The problem: Begin with the line holding "What TikZ code", end with the line holding "anchor=base west] (h3)", and repeat every line in between exactly, without pictures.

[Source code of charts]
====
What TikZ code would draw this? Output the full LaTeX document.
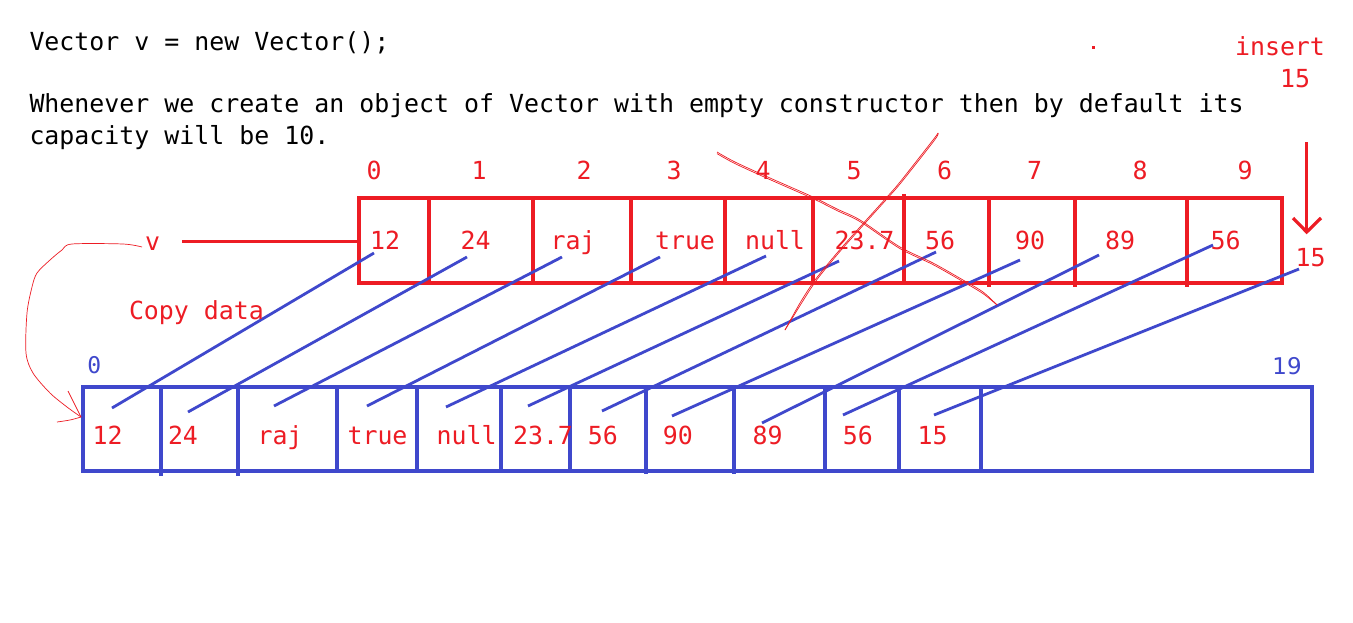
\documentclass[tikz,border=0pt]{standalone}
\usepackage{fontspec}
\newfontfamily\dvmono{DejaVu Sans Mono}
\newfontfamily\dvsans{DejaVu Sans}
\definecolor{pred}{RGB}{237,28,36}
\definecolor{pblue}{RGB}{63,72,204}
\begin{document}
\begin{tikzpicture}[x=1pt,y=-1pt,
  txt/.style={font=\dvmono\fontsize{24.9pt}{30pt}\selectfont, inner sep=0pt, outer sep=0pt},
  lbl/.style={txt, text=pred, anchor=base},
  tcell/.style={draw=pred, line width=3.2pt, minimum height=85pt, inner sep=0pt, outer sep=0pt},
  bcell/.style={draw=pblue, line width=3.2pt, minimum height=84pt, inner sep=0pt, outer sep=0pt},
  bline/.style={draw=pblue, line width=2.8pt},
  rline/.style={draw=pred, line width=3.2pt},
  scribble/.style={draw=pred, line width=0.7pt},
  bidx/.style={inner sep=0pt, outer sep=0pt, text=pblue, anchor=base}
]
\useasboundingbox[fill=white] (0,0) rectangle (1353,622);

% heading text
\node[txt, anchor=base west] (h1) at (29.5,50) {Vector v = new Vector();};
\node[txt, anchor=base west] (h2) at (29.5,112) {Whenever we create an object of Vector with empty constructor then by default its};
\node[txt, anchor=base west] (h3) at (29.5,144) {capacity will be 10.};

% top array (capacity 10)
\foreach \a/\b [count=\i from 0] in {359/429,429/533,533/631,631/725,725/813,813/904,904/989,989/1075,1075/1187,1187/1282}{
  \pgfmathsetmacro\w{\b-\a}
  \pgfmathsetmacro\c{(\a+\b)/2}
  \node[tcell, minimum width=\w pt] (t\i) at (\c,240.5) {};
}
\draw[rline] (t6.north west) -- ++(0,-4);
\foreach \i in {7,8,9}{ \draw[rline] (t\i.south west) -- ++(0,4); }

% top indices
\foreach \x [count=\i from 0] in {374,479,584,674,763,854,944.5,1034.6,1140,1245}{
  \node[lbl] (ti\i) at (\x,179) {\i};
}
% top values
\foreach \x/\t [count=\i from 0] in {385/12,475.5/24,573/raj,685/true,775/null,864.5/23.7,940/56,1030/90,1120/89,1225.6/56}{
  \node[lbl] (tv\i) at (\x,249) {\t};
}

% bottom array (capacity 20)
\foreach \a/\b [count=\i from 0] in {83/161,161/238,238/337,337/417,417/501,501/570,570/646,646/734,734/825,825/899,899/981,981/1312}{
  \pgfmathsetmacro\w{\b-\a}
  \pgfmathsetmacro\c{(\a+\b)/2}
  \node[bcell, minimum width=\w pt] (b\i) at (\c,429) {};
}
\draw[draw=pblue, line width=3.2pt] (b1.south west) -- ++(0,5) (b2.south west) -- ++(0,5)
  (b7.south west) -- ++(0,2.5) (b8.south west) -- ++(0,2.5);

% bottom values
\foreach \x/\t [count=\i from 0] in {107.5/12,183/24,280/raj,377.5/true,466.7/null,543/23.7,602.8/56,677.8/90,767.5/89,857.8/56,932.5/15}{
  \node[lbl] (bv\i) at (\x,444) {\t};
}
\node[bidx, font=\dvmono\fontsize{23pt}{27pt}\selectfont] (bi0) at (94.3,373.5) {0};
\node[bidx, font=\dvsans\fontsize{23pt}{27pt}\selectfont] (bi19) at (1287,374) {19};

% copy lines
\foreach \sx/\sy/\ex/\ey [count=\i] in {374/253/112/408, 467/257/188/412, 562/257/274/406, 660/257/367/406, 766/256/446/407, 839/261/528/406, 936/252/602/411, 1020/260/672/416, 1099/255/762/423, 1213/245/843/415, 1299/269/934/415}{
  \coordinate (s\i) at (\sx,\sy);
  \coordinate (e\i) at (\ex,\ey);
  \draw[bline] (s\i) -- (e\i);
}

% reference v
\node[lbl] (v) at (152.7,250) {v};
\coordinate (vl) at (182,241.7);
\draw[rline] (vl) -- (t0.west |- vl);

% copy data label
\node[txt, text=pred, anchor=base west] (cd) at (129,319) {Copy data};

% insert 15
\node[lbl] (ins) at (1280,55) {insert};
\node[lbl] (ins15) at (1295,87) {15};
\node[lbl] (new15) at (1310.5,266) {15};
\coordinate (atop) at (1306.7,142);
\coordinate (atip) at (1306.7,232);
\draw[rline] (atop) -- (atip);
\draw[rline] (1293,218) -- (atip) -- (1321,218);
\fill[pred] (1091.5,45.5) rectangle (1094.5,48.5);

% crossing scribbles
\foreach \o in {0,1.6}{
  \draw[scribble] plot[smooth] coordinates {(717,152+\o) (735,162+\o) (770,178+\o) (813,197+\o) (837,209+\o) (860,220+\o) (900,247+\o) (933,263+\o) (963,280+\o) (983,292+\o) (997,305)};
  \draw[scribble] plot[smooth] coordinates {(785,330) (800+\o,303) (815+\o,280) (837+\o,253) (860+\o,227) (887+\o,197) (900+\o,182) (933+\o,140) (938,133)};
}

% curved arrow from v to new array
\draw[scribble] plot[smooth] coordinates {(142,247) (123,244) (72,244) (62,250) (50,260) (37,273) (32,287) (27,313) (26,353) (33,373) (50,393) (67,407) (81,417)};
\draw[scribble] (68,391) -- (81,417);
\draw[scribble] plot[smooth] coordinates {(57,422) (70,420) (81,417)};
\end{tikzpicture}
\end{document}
====
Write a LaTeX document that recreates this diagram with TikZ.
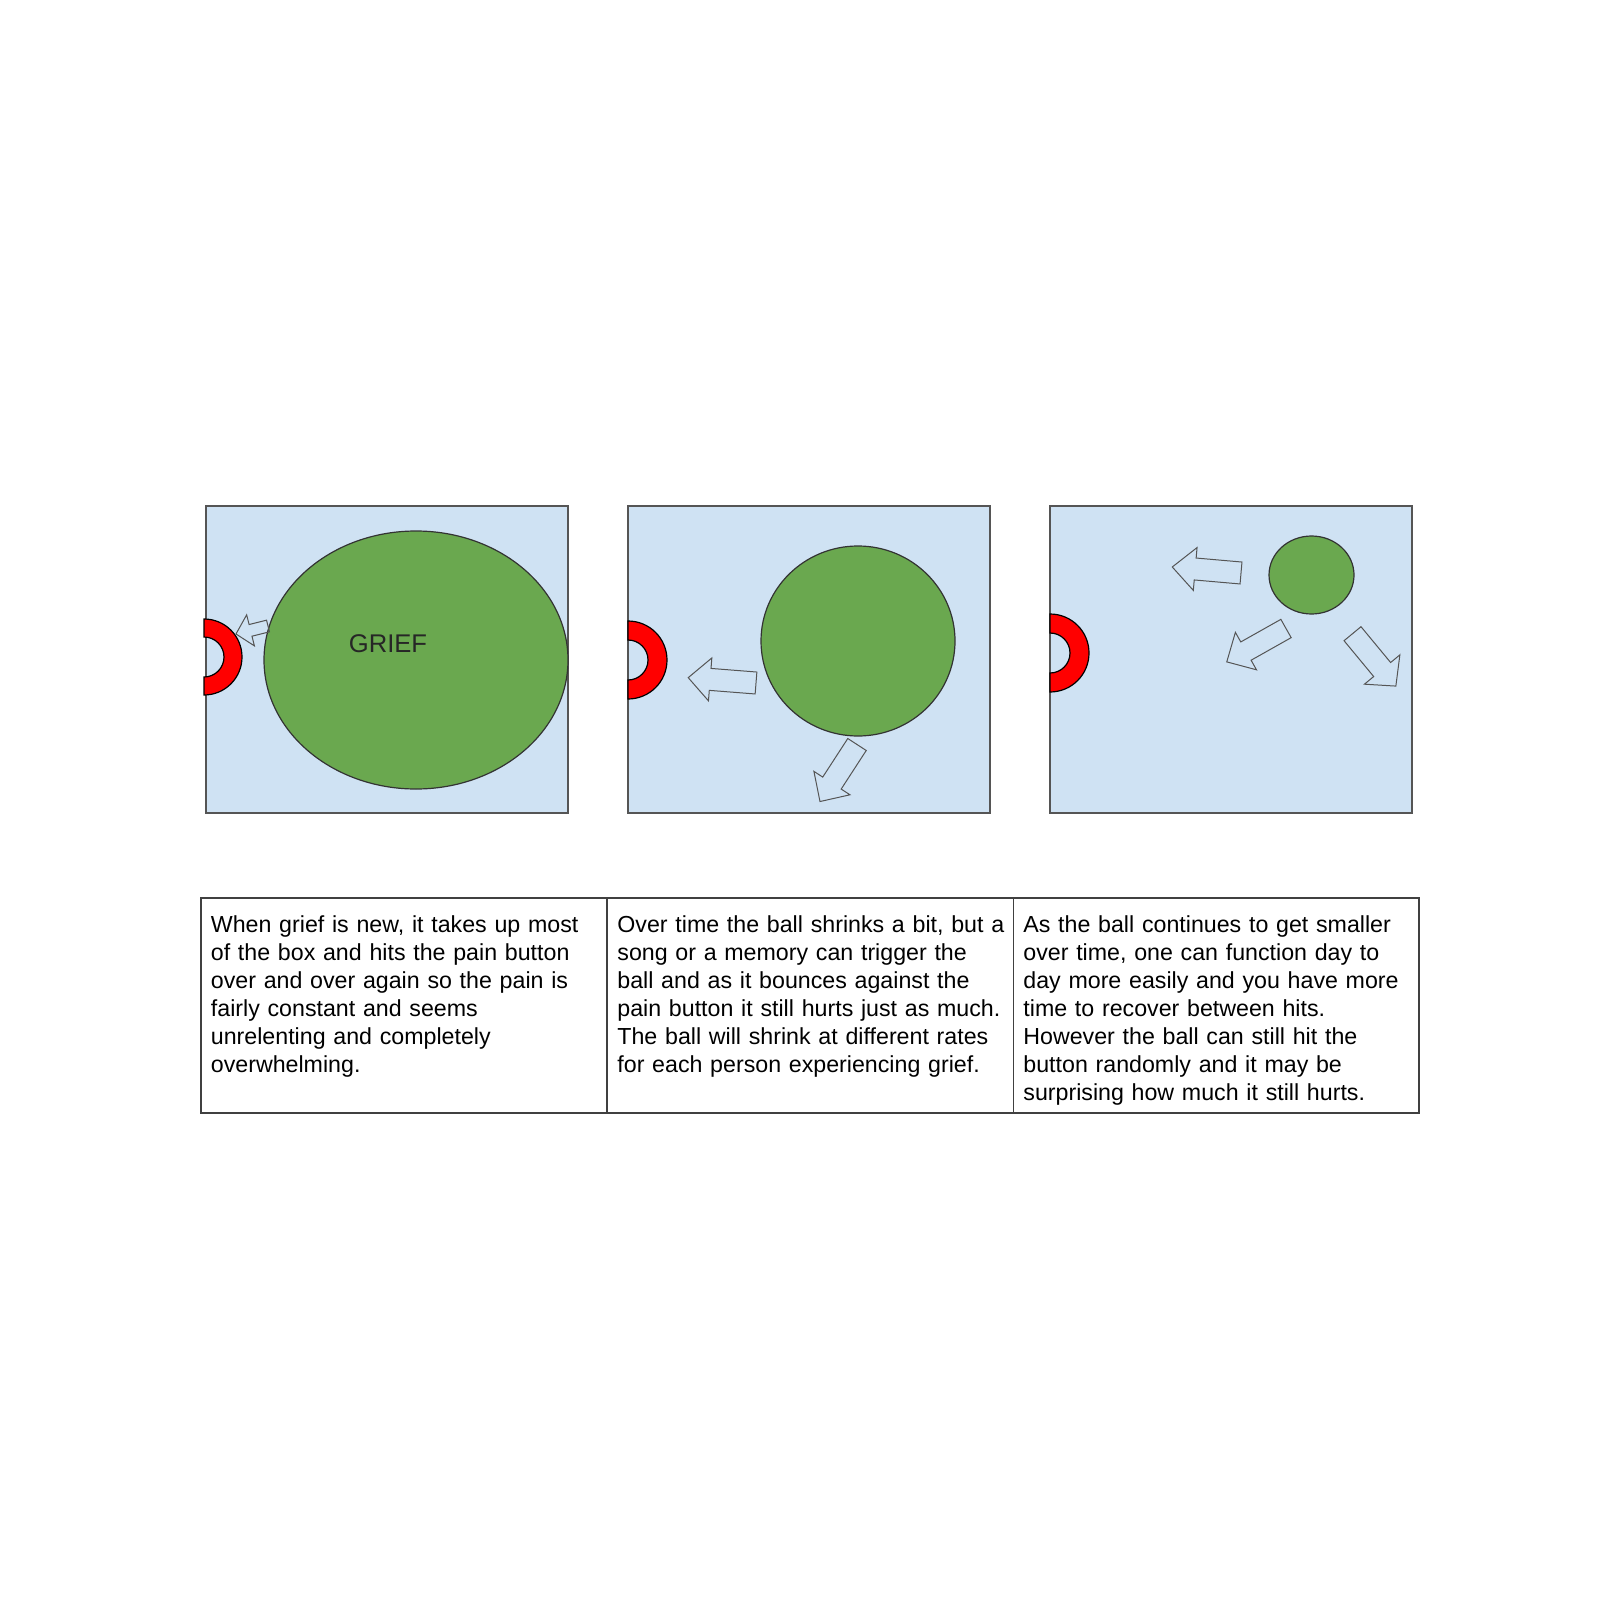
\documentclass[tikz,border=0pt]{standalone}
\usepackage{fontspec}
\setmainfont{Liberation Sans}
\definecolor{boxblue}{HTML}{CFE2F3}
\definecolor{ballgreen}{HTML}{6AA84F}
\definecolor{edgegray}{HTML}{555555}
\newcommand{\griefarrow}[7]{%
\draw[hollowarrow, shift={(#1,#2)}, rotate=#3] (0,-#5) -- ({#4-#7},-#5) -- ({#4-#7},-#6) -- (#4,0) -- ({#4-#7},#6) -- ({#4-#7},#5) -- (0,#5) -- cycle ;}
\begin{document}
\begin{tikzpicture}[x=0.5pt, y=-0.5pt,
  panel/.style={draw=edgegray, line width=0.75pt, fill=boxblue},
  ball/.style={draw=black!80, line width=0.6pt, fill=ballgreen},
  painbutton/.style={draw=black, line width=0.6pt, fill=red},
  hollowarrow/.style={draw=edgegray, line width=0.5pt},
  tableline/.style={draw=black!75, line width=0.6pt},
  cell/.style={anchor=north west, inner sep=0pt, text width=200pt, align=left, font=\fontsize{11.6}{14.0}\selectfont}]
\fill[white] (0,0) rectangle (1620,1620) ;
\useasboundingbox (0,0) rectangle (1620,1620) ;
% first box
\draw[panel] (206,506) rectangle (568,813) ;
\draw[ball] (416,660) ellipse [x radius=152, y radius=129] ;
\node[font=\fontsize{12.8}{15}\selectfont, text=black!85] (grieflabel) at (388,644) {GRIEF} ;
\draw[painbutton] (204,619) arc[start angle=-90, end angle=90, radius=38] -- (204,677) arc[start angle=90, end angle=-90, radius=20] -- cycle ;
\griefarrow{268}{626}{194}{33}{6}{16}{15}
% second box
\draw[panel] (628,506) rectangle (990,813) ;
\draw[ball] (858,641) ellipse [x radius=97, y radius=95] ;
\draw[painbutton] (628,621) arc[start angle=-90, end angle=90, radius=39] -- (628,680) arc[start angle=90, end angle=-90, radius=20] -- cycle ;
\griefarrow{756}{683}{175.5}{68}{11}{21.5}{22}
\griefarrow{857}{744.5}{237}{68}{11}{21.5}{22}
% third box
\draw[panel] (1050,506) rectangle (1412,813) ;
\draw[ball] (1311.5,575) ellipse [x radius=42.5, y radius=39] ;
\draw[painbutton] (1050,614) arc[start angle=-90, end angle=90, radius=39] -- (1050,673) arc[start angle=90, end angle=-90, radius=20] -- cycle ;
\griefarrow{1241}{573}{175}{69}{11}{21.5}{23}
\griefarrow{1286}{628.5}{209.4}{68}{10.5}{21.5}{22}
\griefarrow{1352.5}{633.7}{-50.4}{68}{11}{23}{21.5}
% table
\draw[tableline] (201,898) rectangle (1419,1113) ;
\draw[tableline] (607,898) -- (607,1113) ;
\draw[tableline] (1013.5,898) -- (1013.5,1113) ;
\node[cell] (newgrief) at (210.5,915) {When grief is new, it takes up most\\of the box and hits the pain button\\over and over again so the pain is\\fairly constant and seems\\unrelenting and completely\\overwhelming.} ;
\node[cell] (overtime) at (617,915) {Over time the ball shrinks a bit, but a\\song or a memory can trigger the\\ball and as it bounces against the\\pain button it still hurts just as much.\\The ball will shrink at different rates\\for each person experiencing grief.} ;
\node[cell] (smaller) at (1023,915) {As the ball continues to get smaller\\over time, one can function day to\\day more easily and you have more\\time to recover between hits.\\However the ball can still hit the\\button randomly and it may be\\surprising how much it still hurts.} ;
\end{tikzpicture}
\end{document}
====
Correct result:
What TikZ code would draw this? Output the full LaTeX document.
\documentclass[tikz,border=0pt]{standalone}
\usepackage{fontspec}
\newfontfamily\dvmono{DejaVu Sans Mono}
\newfontfamily\dvsans{DejaVu Sans}
\definecolor{pred}{RGB}{237,28,36}
\definecolor{pblue}{RGB}{63,72,204}
\begin{document}
\begin{tikzpicture}[x=1pt,y=-1pt,
  txt/.style={font=\dvmono\fontsize{24.9pt}{30pt}\selectfont, inner sep=0pt, outer sep=0pt},
  lbl/.style={txt, text=pred, anchor=base},
  tcell/.style={draw=pred, line width=3.2pt, minimum height=85pt, inner sep=0pt, outer sep=0pt},
  bcell/.style={draw=pblue, line width=3.2pt, minimum height=84pt, inner sep=0pt, outer sep=0pt},
  bline/.style={draw=pblue, line width=2.8pt},
  rline/.style={draw=pred, line width=3.2pt},
  scribble/.style={draw=pred, line width=0.7pt},
  bidx/.style={inner sep=0pt, outer sep=0pt, text=pblue, anchor=base}
]
\useasboundingbox[fill=white] (0,0) rectangle (1353,622);

% heading text
\node[txt, anchor=base west] (h1) at (29.5,50) {Vector v = new Vector();};
\node[txt, anchor=base west] (h2) at (29.5,112) {Whenever we create an object of Vector with empty constructor then by default its};
\node[txt, anchor=base west] (h3) at (29.5,144) {capacity will be 10.};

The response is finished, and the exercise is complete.